研究 / Research
コンテンツ科学研究系
YAMADA Seiji
コンテンツ科学研究系 教授
研究紹介
人と機械の"調度よい"関係を探る
科学技術の進歩によって、複雑な動作や大量の情報処理ができる高度な機械が実現し、ロボットのような機械を利用した人間活動の支援が検討されています。しかし、便利な機械が求められる一方で、人が便利だと"感じる"機能は何か、定かではありません。すべて自動でタスクをこなす機械が便利かといえばそうでもなく、少しでも人の意向から外れると、人は不快感を覚え、使いづらいと感じてしまいます。ですから、機械は単独ではなく、人を含めたひとつのシステムとして設計すべきでしょう。私は、機械と人がうまく役割分担をすることが大切だと考えています。そこで人と機械のインタラクションに注目し研究を行っています。
機械が人を助け、人が機械を助ける
人と機械がインタラクションするためには、接してみようと思える親しみやすさが重要です。「不気味の谷」という言葉をご存知でしょうか。生物に似せた人工物(例えば人形やロボット)に対し、ある段階までなら親しみを感じるものの、それを過ぎると親しみが嫌悪感に転じる現象をさします。似すぎることで差異が強調されるためだと考えられています。このように、機械の"見た目"は、人の感情にとても影響します。そこで私は、さまざまな形状のロボットを使った認知実験を行い、ロボットの"見た目"が、どのように影響するのか調べています。
一例として、メカニックな外見のロボットとかわいらしい犬の姿を模したロボットが、自身の不調を伝える信号を発するときの人の受けとめ方を比較しました。すると、犬のロボットが元気のない様子で動くより、メカニックなロボットがビープ音(単純な音の信号)を発するほうが、より直感的に理解できるという結果を得ました。

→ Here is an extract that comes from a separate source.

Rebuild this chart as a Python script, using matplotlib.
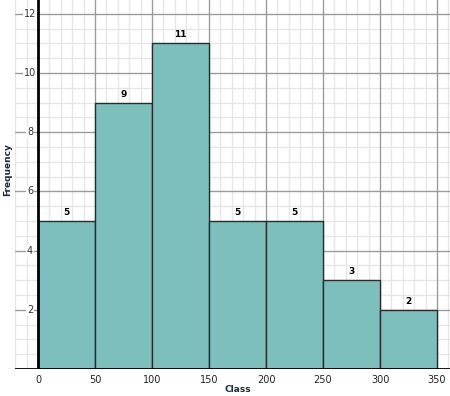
import numpy as np
import matplotlib.pyplot as plt

# class intervals and frequencies
bin_edges = [0, 50, 100, 150, 200, 250, 300, 350]
frequencies = [5, 9, 11, 5, 5, 3, 2]
x_ticks = [0, 50, 100, 150, 200, 250, 300, 350]
y_ticks = [2, 4, 6, 8, 10, 12]

BAR_COLOR = "#7dbfbc"
EDGE_COLOR = "#2b2b2b"

fig = plt.figure(figsize=(4.5, 3.96), dpi=100)
ax = fig.add_axes([15 / 450, 27 / 396, 435 / 450, 369 / 396])

ax.set_xlim(-20.2, 361.4)
ax.set_ylim(0, 12.47)

# grid: minor every 10 / 0.5, major every 50 / 2
for x in np.arange(-20, 361, 10):
    ax.axvline(x, color="#e6e6e6", lw=1.0, zorder=0)
for y in np.arange(0, 12.5, 0.5):
    ax.axhline(y, color="#e6e6e6", lw=1.0, zorder=0)
for x in np.arange(50, 361, 50):
    ax.axvline(x, color="#9a9a9a", lw=0.9, zorder=0.5)
for y in y_ticks:
    ax.axhline(y, color="#9a9a9a", lw=0.9, zorder=0.5)

lefts = np.array(bin_edges[:-1])
widths = np.diff(bin_edges)
bars = ax.bar(lefts, frequencies, width=widths, align="edge",
              color=BAR_COLOR, edgecolor=EDGE_COLOR, linewidth=1.0, zorder=2)

for left, w, f in zip(lefts, widths, frequencies):
    ax.annotate(str(f), (left + w / 2, f), xytext=(0, 3), textcoords="offset points",
                ha="center", va="bottom", fontsize=6.5, fontweight="bold",
                color="black", zorder=4)

# axis lines through the origin
ax.axhline(0, color="black", lw=2.0, zorder=3)
ax.axvline(0, color="black", lw=2.0, zorder=3)

for s in ax.spines.values():
    s.set_visible(False)
ax.set_xticks([])
ax.set_yticks([])

for x in x_ticks:
    ax.annotate(str(x), (x, 0), xytext=(0, -4), textcoords="offset points",
                ha="center", va="top", fontsize=7, color="#222222",
                annotation_clip=False)
for y in y_ticks:
    ax.text(-7, y, str(y), ha="center", va="center", fontsize=7, color="#333333",
            bbox=dict(facecolor="white", edgecolor="none", pad=0.6), zorder=1)

fig.text(238 / 450, 1 - 390 / 396, "Class", ha="center", va="center",
         fontsize=6.5, fontweight="bold", color="#1c2a45")
fig.text(8 / 450, 1 - 170 / 396, "Frequency", ha="center", va="center",
         rotation=90, fontsize=6.5, fontweight="bold", color="#1c2a45")

fig.savefig("out.png", dpi=100)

さらに、これらの研究結果を反映させ、新しいロボットのデザインにも取り組んでいます。このように機械やコンピューター上の仮想キャラクター(擬人化エージェント)に対する人の関わり方を研究する分野をヒューマンエージェントインタラクション(HAI)といいます。
ストレスを感じさせない工夫
さて、使いやすさには、手間がかからないことも重要です。そこで私は、わざわざ機械に情報を与える手間を省くため、思考中にマウスを回すといった人の"くせ"を機械に読み取らせ、人とのインタラクションに生かすことを検討しています。また、知的Web インタラクション(IWI)という、最小限の手間で精度よく検索するプログラムの研究も行っています。できるだけ人に負担をかけず、快適に使うことができる機械を実現するために、研究しなければいけないことは山のようにあります。ですから、この研究分野を広めていくこと、これも重要な課題だと考えています。